4. **Adding Up All the Slices:**
* To find the total volume, we need to add up all these tiny slice volumes from where our shape starts on the x-axis to where it ends.
* Our region starts at \( x=0 \) and goes up to where \( y=x^4 \) meets \( y=1 \), which is at \( x=1 \). So, we'll add slices from \( x=0 \) to \( x=1 \).
* In math, "adding up infinitely many tiny things" is what an integral does!
* So, Volume \( V = \int_{0}^{1} \pi (1 - x^8) dx \)
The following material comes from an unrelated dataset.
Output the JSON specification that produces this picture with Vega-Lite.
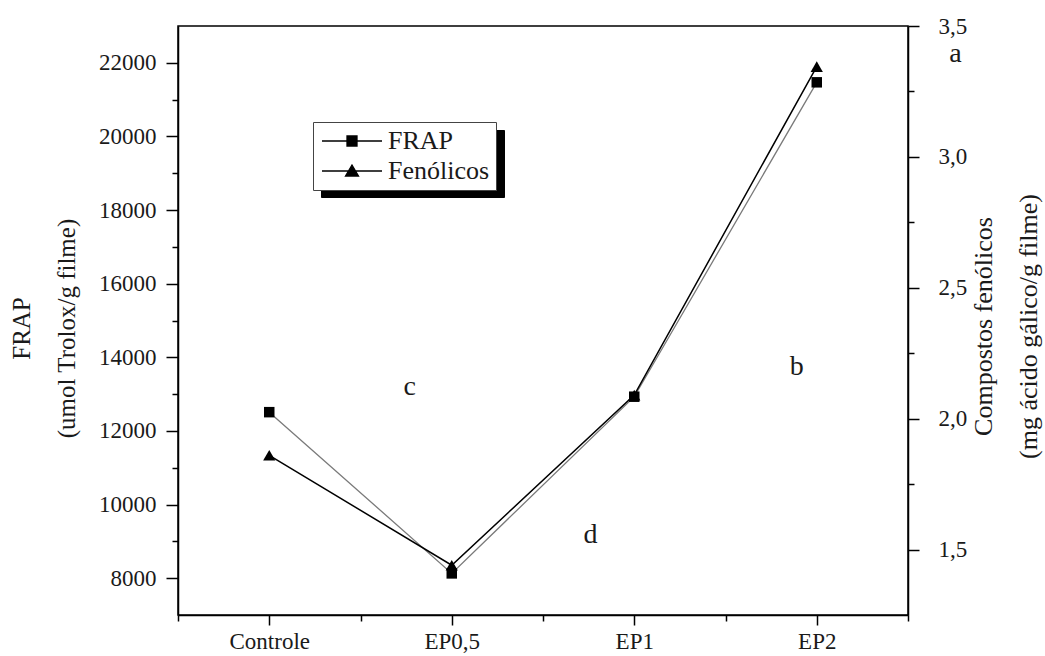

* We can pull the \( \pi \) out front: \( V = \pi \int_{0}^{1} (1 - x^8) dx \)

5. **Doing the Math (Integration):**
* Now, we just find the antiderivative of \( 1 - x^8 \).
* The antiderivative of \( 1 \) is \( x \).
* The antiderivative of \( x^8 \) is \( \frac{x^{8+1}}{8+1} = \frac{x^9}{9} \).
* So, we get \( V = \pi [x - \frac{x^9}{9}]_{0}^{1} \)
* Now we plug in our top limit (1) and subtract what we get when we plug in our bottom limit (0):
\( V = \pi \left[ \left(1 - \frac{1^9}{9}\right) - \left(0 - \frac{0^9}{9}\right) \right] \)
\( V = \pi \left[ \left(1 - \frac{1}{9}\right) - (0 - 0) \right] \)
\( V = \pi \left[ \frac{9}{9} - \frac{1}{9} \right] \)
\( V = \pi \left[ \frac{8}{9} \right] \)
\( V = \frac{8\pi}{9} \)

And that's our total volume! It's like building a solid by stacking up lots and lots of super-thin donut shapes!